--- START ---

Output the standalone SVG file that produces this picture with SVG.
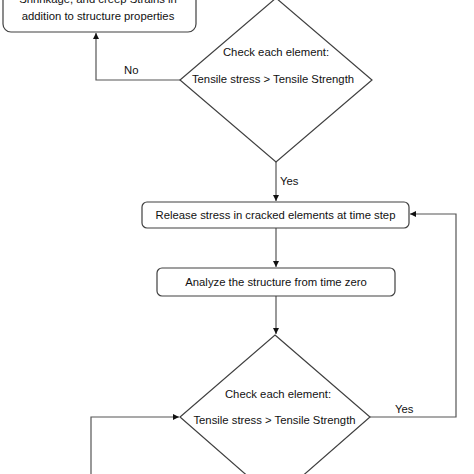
<svg xmlns="http://www.w3.org/2000/svg" width="474" height="474" viewBox="0 0 474 474">
<style>
.shape{fill:#fff;stroke:#404040;stroke-width:1.2}
.conn{fill:none;stroke:#555;stroke-width:1.2}
text{font-family:"Liberation Sans",Arial,sans-serif;font-size:11.3px;fill:#111;text-anchor:middle}
.lbl{text-anchor:start}
</style>
<defs>
<marker id="ah" viewBox="0 0 10 10" refX="10" refY="5" markerWidth="6" markerHeight="6" markerUnits="userSpaceOnUse" orient="auto">
<path d="M0,0 L10,5 L0,10 z" fill="#111"/>
</marker>
</defs>
<rect width="474" height="474" fill="#fff"/>
<g id="connectors">
<path class="conn" d="M180,80 H96 V33" marker-end="url(#ah)"/>
<path class="conn" d="M276,162 V201" marker-end="url(#ah)"/>
<path class="conn" d="M276,228 V267" marker-end="url(#ah)"/>
<path class="conn" d="M276,296 V334" marker-end="url(#ah)"/>
<path class="conn" d="M370,417 H456 V214 H410" marker-end="url(#ah)"/>
<path class="conn" d="M91,474 V417 H179" marker-end="url(#ah)"/>
<text class="lbl" x="124" y="74">No</text>
<text class="lbl" x="280" y="185">Yes</text>
<text class="lbl" x="395" y="413">Yes</text>
</g>
<g id="input">
<rect class="shape" x="3" y="-20" width="193" height="52" rx="8"/>
<text x="98" y="3">Shrinkage, and creep Strains in</text>
<text x="98" y="20">addition to structure properties</text>
</g>
<g id="check1">
<polygon class="shape" points="276,-2 372,80 276,162 180,80"/>
<text x="276" y="56">Check each element:</text>
<text x="273" y="83">Tensile stress &gt; Tensile Strength</text>
</g>
<g id="release">
<rect class="shape" x="142" y="202" width="267" height="26" rx="5"/>
<text x="275.5" y="219">Release stress in cracked elements at time step</text>
</g>
<g id="analyze">
<rect class="shape" x="157" y="268" width="238" height="28" rx="5"/>
<text x="276" y="286">Analyze the structure from time zero</text>
</g>
<g id="check2">
<polygon class="shape" points="275,335 370,417 275,500 180,417"/>
<text x="278" y="398">Check each element:</text>
<text x="274.5" y="424">Tensile stress &gt; Tensile Strength</text>
</g>
</svg>
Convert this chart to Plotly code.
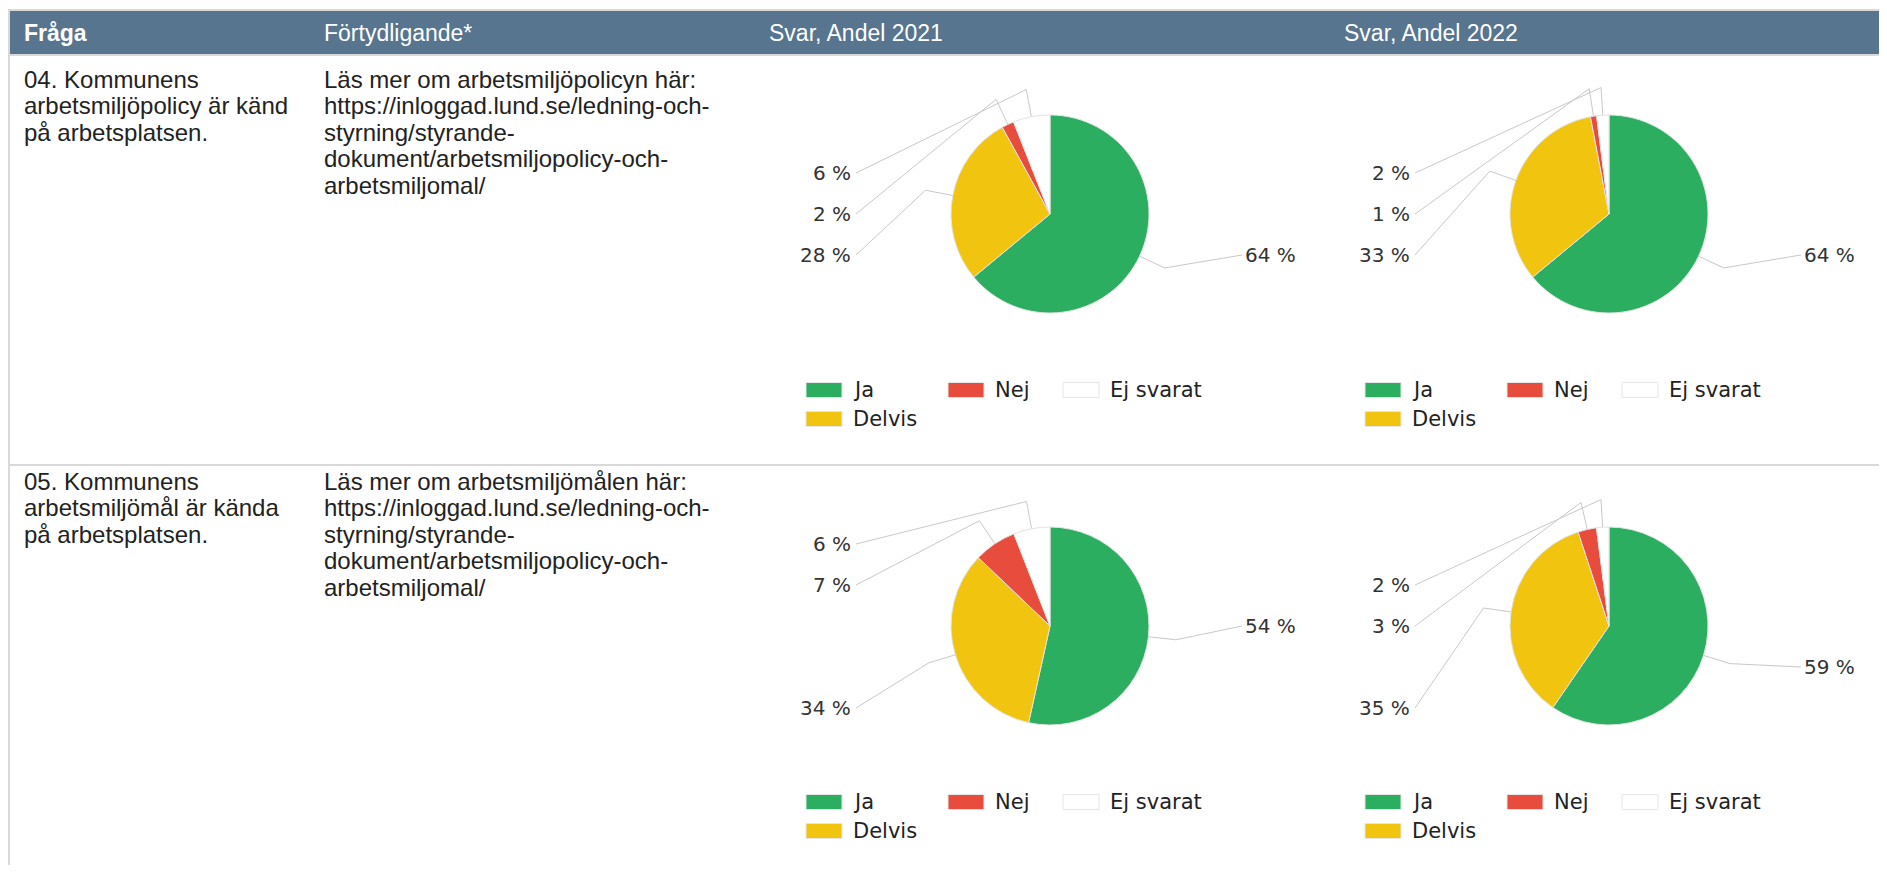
import math
import plotly.graph_objects as go

# ── Data ─────────────────────────────────────────────────────────────────────

HEADERS = ["Fråga", "Förtydligande*", "Svar, Andel 2021", "Svar, Andel 2022"]

LABELS = ["Ja", "Delvis", "Nej", "Ej svarat"]
COLORS = ["#2bae60", "#f1c40f", "#e74c3c", "#ffffff"]

Q04_TEXT = ["04. Kommunens", "arbetsmiljöpolicy är känd", "på arbetsplatsen."]
Q04_NOTE = [
    "Läs mer om arbetsmiljöpolicyn här:",
    "https://inloggad.lund.se/ledning-och-",
    "styrning/styrande-",
    "dokument/arbetsmiljopolicy-och-",
    "arbetsmiljomal/",
]
Q04_2021 = [64, 28, 2, 6]
Q04_2022 = [64, 33, 1, 2]

Q05_TEXT = ["05. Kommunens", "arbetsmiljömål är kända", "på arbetsplatsen."]
Q05_NOTE = [
    "Läs mer om arbetsmiljömålen här:",
    "https://inloggad.lund.se/ledning-och-",
    "styrning/styrande-",
    "dokument/arbetsmiljopolicy-och-",
    "arbetsmiljomal/",
]
Q05_2021 = [54, 34, 7, 6]
Q05_2022 = [59, 35, 3, 2]

# legend reads row by row: Ja, Nej, Ej svarat / Delvis
LEGEND_ORDER = ["Ja", "Nej", "Ej svarat", "Delvis"]

# ── Layout (page pixels) ─────────────────────────────────────────────────────

W, H = 1887, 873
OFF = 8  # default body margin of the html page
FW, FH = W - OFF, H - 2 * OFF

HEAD_BG = "#57758f"
BORDER = "#d9d9d9"
LEADER = "#c8c8c8"
TXT = "#222222"
TABLE_FONT = "Liberation Sans, Arial, sans-serif"
CHART_FONT = "DejaVu Sans, Verdana, sans-serif"

COL_X = [22, 322, 767, 1342]
HEAD_Y = 33
ROW_TEXT_Y = [79, 481]
LINE_H = 26.5
ROW_SEP = 465

PIE_CX = [1050, 1609]
PIE_CY = [214, 626]
R = 99
SLOT = 41
GAP_R, GAP_L = 193, 197
# vertical label slot of each slice (Ja, Delvis, Nej, Ej svarat), per chart
LABEL_SLOTS = {
    (0, 0): [1, 1, 0, -1],
    (0, 1): [1, 1, 0, -1],
    (1, 0): [0, 2, -1, -2],
    (1, 1): [1, 2, 0, -1],
}
LEG_COL_X = [-244, -102, 13]
LEG_ROW_Y = [176, 205]
SW_W, SW_H = 36, 15

rows = [
    (Q04_TEXT, Q04_NOTE, [Q04_2021, Q04_2022]),
    (Q05_TEXT, Q05_NOTE, [Q05_2021, Q05_2022]),
]

fig = go.Figure()
shapes = []
annotations = []


def text(x, y, s, size, color=TXT, family=TABLE_FONT, anchor="left"):
    annotations.append(
        dict(
            x=x, y=y, xref="x", yref="y", text=s, showarrow=False,
            xanchor=anchor, yanchor="middle",
            font=dict(family=family, size=size, color=color),
        )
    )


# table frame
RIGHT = OFF + FW
shapes.append(dict(type="rect", x0=9, x1=RIGHT, y0=11, y1=54, fillcolor=HEAD_BG,
                   line_width=0, layer="below"))
for y in (10, 55, ROW_SEP):
    shapes.append(dict(type="line", x0=8, x1=RIGHT, y0=y, y1=y,
                       line=dict(color=BORDER, width=2), layer="below"))
shapes.append(dict(type="line", x0=9, x1=9, y0=10, y1=OFF + FH,
                   line=dict(color=BORDER, width=2), layer="below"))

for i, h in enumerate(HEADERS):
    text(COL_X[i], HEAD_Y, f"<b>{h}</b>" if i == 0 else h, 23, color="white")

for r, (q_lines, note_lines, years) in enumerate(rows):
    for k, line in enumerate(q_lines):
        text(COL_X[0], ROW_TEXT_Y[r] + k * LINE_H, line, 24)
    for k, line in enumerate(note_lines):
        text(COL_X[1], ROW_TEXT_Y[r] + k * LINE_H, line, 24)

    cy = PIE_CY[r]
    for c, vals in enumerate(years):
        cx = PIE_CX[c]
        fig.add_trace(
            go.Pie(
                labels=LABELS,
                values=vals,
                marker=dict(colors=COLORS, line=dict(color="#e3e3e3", width=1)),
                sort=False,
                direction="clockwise",
                rotation=0,
                textinfo="none",
                hovertemplate="%{label}: %{value} %<extra></extra>",
                showlegend=False,
                domain=dict(
                    x=[(cx - R - OFF) / FW, (cx + R - OFF) / FW],
                    y=[1 - (cy + R - OFF) / FH, 1 - (cy - R - OFF) / FH],
                ),
            )
        )

        # leader lines and value labels
        total = sum(vals)
        cum = 0
        lx, ly = [], []
        for v, slot in zip(vals, LABEL_SLOTS[(r, c)]):
            ang = 2 * math.pi * (cum + v / 2) / total
            cum += v
            s, co = math.sin(ang), math.cos(ang)
            right = s > 0
            y_lab = cy + slot * SLOT
            x_lab = cx + GAP_R if right else cx - GAP_L
            x_end = x_lab - 1 if right else x_lab + 3
            lx += [cx + R * s, cx + 1.28 * R * s, x_end, None]
            ly += [cy - R * co, cy - 1.28 * R * co, y_lab, None]
            text(x_lab, y_lab, f"{v} %", 20, color="#333333",
                 family=CHART_FONT, anchor="left" if right else "right")
        fig.add_trace(
            go.Scatter(x=lx, y=ly, mode="lines", line=dict(color=LEADER, width=1),
                       hoverinfo="skip", showlegend=False)
        )

        # legend grid
        for i, lab in enumerate(LEGEND_ORDER):
            x0 = cx + LEG_COL_X[i % 3]
            yc = cy + LEG_ROW_Y[i // 3]
            col = COLORS[LABELS.index(lab)]
            shapes.append(dict(type="rect", x0=x0, x1=x0 + SW_W,
                               y0=yc - SW_H / 2, y1=yc + SW_H / 2,
                               fillcolor=col, line=dict(color="#e6e6e6", width=1)))
            text(x0 + SW_W + 9, yc, lab, 21, family=CHART_FONT)

fig.update_layout(
    width=FW,
    height=FH,
    margin=dict(l=0, r=0, t=0, b=0),
    paper_bgcolor="white",
    plot_bgcolor="white",
    shapes=shapes,
    annotations=annotations,
    xaxis=dict(range=[OFF, OFF + FW], visible=False, fixedrange=True),
    yaxis=dict(range=[OFF + FH, OFF], visible=False, fixedrange=True),
)

fig.write_html("out.html")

--- END ---

Check each line above for the word "this" and copy the ones that have it.

Output the standalone SVG file that produces this picture with SVG.
Convert this chart to Plotly code.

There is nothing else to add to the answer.